[TASK GOAL]:
Using the entries shown below, output the line containing "What Plotly code", the line containing "n_hid = list(range(3, 31))", and every line between them, exactly. Pictures are omitted.

+===+

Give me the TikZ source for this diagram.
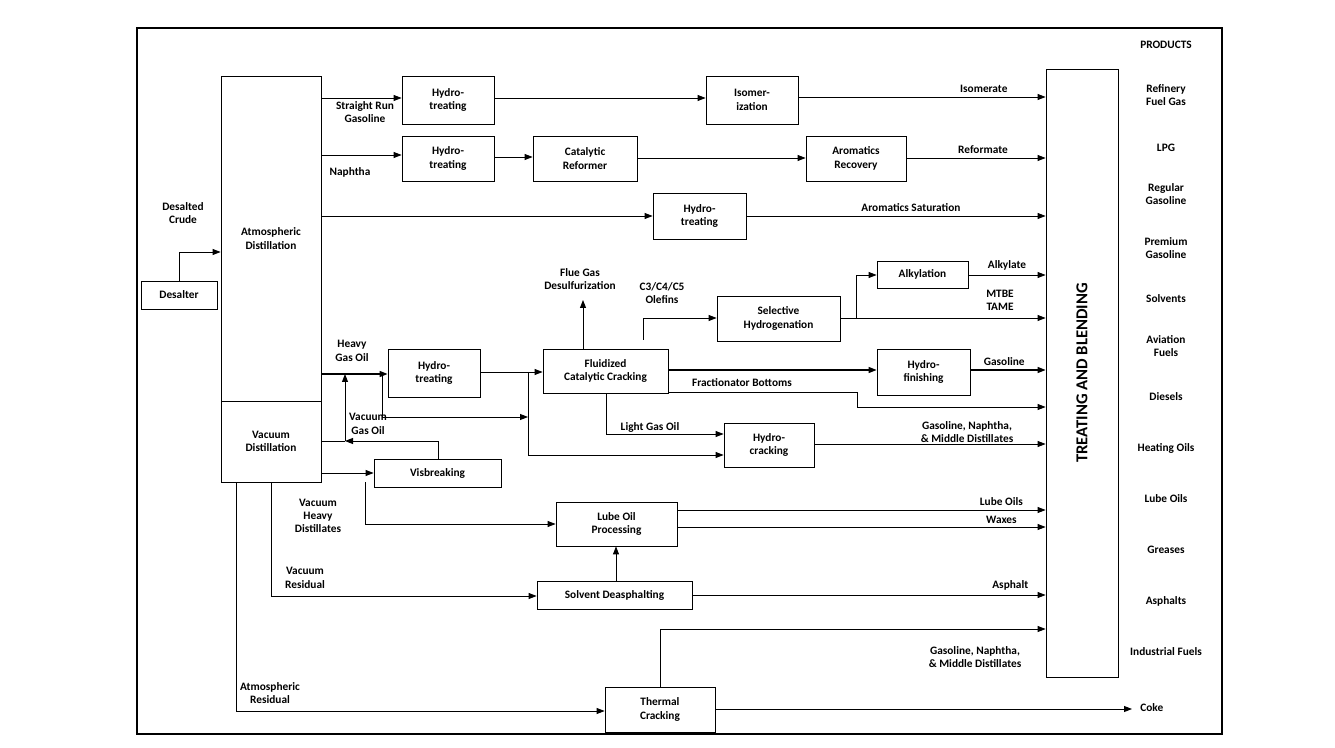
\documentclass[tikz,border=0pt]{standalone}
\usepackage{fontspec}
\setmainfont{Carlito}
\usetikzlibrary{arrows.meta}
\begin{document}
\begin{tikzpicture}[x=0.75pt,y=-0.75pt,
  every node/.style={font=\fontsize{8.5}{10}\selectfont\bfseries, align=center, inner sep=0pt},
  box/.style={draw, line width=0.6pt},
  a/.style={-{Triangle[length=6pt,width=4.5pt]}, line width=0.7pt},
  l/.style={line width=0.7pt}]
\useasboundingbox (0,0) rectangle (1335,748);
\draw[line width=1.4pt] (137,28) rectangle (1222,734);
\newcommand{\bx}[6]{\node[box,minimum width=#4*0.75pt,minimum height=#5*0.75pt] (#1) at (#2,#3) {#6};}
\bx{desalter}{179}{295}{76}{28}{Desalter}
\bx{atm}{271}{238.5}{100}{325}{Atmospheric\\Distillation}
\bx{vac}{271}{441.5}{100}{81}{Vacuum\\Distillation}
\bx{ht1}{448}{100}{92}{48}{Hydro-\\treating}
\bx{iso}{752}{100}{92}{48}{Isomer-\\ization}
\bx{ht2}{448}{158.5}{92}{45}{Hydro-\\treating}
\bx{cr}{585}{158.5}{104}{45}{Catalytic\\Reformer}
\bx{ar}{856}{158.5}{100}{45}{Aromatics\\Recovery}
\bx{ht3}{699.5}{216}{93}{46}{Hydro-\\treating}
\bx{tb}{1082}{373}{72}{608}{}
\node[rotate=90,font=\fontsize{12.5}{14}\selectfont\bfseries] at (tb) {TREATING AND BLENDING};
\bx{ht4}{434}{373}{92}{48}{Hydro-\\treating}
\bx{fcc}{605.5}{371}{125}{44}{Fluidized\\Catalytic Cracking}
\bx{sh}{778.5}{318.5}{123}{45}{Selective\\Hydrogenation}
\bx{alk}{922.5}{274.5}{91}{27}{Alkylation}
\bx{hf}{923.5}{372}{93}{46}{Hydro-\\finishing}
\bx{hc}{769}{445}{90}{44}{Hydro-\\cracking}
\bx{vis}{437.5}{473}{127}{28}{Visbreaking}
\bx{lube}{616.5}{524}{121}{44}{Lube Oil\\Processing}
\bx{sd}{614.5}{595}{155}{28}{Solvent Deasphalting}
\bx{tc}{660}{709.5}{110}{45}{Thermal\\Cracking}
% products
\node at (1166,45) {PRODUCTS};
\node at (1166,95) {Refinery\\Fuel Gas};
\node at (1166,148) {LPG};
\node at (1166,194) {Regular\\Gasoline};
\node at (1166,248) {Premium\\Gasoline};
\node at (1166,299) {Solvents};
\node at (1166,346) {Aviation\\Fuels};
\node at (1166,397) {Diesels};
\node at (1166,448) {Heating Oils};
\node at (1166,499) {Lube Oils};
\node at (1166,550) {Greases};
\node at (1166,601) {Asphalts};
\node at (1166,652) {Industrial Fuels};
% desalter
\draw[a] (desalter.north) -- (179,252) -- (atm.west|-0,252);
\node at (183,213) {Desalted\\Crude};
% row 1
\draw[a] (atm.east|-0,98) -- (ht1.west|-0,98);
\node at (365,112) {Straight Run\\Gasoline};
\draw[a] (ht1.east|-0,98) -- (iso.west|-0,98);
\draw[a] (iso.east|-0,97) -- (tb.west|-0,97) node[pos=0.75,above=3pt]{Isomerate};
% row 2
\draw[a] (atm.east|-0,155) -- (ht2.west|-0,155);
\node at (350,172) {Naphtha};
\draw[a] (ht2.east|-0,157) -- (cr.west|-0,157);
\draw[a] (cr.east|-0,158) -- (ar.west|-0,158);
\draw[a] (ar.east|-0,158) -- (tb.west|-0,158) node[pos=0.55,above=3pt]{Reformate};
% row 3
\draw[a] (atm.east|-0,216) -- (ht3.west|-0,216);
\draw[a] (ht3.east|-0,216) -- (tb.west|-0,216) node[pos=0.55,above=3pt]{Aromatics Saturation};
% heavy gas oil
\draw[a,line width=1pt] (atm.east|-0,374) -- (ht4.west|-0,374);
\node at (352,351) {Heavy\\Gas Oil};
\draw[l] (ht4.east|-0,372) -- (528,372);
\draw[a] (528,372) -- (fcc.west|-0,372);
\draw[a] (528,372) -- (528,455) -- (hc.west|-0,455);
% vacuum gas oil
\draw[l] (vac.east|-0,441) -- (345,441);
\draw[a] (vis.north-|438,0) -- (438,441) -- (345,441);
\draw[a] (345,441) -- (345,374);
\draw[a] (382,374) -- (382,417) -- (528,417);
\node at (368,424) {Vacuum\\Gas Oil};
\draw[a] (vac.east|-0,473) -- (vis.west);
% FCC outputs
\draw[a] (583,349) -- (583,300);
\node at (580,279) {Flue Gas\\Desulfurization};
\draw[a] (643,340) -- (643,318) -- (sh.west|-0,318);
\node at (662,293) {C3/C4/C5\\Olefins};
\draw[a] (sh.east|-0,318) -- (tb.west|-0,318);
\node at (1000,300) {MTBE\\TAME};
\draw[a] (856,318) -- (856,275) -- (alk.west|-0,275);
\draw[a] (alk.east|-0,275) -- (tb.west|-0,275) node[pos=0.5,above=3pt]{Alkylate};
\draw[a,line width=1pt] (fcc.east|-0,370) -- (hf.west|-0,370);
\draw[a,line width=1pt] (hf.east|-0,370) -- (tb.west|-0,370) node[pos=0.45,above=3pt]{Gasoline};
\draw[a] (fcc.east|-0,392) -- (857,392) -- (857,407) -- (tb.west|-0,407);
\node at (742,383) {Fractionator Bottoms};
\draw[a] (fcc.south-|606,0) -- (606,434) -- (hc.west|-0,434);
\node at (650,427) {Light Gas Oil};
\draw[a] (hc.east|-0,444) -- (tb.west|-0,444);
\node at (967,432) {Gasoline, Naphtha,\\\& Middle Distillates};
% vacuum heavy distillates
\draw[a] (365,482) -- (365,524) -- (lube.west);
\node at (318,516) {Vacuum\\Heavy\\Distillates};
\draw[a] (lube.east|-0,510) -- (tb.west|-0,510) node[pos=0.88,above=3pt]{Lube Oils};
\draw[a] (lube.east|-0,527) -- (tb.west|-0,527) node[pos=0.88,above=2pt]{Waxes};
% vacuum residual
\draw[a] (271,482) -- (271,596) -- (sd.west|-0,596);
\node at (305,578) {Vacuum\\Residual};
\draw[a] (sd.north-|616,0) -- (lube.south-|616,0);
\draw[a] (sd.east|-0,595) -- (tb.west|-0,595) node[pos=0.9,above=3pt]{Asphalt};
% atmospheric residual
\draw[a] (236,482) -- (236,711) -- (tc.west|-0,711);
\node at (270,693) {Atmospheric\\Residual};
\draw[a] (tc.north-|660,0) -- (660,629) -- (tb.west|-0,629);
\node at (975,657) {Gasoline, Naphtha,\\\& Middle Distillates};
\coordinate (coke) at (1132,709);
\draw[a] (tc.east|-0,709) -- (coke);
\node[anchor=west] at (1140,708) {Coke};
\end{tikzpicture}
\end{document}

+===+

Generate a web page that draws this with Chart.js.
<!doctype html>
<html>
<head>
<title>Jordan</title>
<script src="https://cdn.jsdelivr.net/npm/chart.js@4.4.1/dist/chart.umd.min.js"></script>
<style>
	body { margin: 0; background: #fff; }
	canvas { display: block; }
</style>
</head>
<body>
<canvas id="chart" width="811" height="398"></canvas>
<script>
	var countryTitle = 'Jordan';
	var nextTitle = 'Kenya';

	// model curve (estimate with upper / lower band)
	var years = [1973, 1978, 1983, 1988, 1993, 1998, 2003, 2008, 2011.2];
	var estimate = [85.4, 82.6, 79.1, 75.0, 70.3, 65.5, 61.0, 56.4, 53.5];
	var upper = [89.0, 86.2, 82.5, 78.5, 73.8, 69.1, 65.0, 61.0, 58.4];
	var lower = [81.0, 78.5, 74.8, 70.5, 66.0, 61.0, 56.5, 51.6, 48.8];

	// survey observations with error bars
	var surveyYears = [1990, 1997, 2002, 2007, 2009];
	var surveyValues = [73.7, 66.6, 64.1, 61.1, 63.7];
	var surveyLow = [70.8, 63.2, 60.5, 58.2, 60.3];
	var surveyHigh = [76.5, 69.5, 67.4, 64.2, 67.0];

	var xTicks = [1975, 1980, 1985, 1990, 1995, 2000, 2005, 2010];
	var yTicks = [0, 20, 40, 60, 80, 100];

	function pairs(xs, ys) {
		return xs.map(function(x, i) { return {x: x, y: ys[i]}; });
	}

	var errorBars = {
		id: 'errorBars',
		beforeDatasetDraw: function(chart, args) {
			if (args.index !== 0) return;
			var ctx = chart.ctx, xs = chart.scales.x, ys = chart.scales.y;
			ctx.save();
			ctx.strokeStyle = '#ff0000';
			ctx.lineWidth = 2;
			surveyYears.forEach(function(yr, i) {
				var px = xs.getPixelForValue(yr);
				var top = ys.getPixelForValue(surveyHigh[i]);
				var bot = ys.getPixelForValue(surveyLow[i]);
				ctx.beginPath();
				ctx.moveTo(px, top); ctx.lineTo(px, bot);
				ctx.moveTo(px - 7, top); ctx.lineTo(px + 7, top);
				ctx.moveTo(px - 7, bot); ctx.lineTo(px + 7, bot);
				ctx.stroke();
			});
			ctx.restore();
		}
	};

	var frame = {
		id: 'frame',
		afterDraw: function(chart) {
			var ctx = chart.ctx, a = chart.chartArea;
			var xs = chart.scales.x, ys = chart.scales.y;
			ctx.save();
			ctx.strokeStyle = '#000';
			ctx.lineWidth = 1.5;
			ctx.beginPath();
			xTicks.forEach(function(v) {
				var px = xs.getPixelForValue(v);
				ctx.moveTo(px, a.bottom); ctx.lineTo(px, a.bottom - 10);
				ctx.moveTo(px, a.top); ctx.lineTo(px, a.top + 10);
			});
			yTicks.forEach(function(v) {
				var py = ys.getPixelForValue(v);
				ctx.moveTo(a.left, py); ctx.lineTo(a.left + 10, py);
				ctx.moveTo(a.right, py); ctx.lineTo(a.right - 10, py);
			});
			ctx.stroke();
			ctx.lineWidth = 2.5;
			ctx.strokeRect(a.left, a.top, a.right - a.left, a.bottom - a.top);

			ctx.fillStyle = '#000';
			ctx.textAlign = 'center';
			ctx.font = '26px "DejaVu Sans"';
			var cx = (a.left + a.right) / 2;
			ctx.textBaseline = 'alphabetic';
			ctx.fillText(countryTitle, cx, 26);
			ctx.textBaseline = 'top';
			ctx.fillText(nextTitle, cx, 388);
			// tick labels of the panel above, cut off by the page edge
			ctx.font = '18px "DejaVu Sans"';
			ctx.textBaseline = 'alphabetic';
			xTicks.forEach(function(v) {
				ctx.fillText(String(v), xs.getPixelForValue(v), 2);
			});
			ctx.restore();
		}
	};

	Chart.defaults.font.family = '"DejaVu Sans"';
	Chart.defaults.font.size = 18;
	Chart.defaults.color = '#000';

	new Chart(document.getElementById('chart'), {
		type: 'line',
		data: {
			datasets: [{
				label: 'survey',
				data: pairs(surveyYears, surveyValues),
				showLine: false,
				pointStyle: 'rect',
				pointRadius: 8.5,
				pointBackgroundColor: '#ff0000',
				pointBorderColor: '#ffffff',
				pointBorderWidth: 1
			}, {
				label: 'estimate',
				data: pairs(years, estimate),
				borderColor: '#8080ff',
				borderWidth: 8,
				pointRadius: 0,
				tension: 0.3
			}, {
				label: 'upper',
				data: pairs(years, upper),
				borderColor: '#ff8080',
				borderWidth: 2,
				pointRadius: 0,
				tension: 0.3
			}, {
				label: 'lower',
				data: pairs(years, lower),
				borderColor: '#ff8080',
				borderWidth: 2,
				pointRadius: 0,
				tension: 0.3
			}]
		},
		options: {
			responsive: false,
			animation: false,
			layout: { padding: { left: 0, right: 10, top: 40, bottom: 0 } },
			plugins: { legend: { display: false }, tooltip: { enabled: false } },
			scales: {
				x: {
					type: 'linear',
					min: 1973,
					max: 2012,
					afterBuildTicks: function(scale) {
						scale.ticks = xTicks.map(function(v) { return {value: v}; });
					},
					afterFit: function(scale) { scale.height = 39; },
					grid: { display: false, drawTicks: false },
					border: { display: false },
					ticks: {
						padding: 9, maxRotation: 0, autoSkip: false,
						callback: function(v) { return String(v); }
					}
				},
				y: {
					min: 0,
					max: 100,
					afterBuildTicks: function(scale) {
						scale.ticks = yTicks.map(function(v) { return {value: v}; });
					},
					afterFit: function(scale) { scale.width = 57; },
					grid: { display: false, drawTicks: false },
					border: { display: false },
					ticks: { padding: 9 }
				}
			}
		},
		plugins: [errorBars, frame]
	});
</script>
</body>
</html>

+===+

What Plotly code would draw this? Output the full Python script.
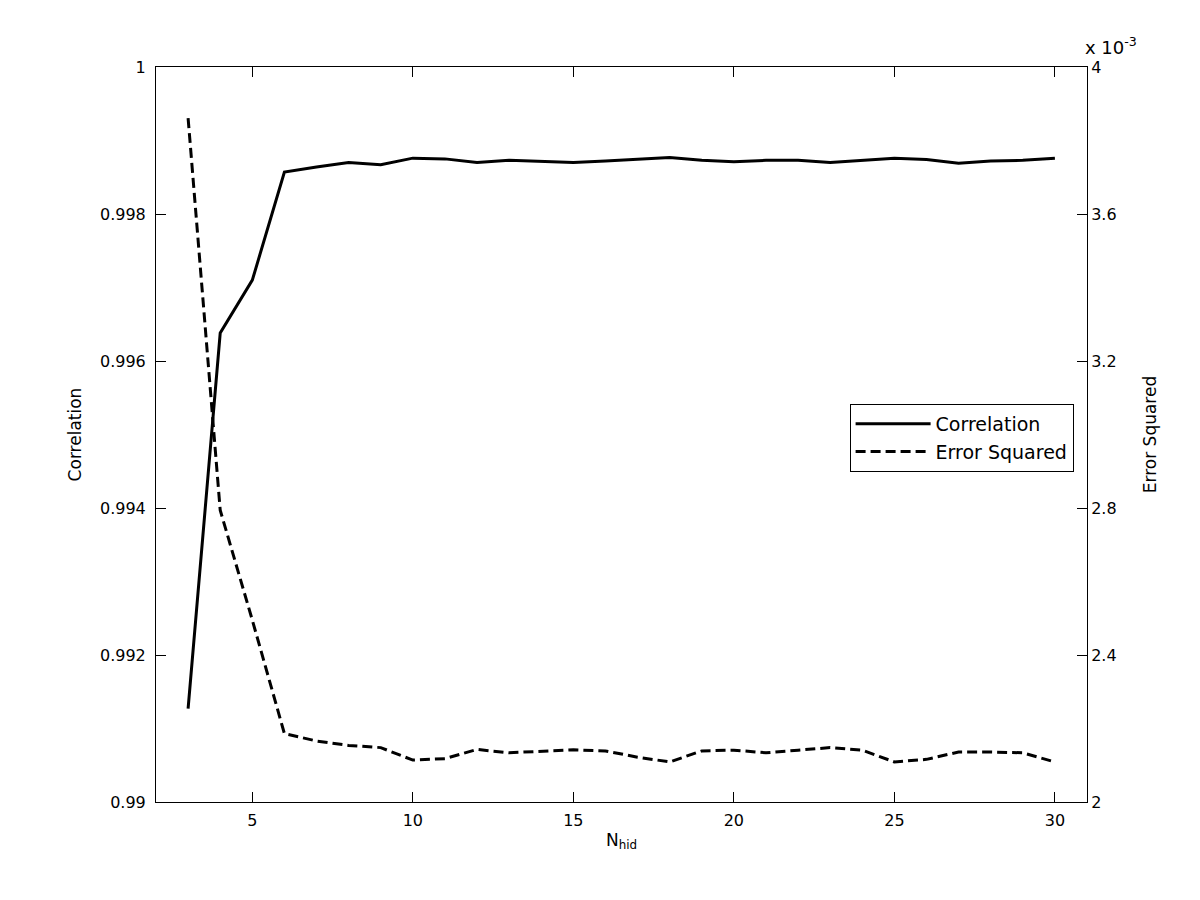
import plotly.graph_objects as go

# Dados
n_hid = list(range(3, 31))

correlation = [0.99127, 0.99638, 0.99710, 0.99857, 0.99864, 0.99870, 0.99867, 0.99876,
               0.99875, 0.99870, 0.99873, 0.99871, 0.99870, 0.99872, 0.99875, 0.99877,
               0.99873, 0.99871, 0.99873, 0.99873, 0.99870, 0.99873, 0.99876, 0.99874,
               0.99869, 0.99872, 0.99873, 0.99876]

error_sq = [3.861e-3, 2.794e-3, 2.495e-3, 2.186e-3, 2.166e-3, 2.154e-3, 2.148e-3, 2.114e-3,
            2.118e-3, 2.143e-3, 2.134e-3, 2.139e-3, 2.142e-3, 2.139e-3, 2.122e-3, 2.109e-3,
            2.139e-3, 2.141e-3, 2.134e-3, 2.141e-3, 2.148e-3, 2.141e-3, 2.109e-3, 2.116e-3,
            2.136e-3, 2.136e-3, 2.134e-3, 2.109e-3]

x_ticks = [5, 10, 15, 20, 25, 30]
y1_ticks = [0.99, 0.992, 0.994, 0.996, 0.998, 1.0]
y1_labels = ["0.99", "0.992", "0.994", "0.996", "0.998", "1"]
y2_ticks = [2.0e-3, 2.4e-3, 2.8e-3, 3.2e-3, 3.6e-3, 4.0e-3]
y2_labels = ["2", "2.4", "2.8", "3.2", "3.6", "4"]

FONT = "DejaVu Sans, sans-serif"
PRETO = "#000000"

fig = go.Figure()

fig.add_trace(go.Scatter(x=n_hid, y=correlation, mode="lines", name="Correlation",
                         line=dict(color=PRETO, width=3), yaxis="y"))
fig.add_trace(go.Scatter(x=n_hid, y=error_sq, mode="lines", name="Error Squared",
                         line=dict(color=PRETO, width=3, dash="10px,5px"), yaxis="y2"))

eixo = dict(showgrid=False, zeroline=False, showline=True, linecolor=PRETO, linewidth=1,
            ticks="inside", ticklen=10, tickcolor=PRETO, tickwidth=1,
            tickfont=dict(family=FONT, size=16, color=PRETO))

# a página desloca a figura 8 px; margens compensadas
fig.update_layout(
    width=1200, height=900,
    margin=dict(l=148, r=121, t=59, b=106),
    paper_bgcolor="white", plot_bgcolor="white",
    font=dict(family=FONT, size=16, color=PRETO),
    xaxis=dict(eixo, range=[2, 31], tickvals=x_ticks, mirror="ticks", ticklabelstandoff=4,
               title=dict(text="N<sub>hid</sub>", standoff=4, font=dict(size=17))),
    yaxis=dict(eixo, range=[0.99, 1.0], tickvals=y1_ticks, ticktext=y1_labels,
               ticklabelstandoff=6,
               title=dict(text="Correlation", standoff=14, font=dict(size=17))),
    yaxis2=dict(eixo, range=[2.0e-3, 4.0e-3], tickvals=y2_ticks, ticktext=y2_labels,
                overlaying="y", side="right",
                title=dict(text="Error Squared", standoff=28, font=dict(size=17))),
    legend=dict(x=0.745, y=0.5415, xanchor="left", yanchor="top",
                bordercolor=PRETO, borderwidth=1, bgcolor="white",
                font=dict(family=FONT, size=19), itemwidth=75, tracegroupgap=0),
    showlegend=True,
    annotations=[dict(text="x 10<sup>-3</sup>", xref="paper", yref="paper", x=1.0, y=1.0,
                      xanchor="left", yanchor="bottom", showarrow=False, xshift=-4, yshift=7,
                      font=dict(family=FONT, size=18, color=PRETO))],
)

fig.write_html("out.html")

+===+

[OUTPUT]:
What Plotly code would draw this? Output the full Python script.
import plotly.graph_objects as go

# Dados
n_hid = list(range(3, 31))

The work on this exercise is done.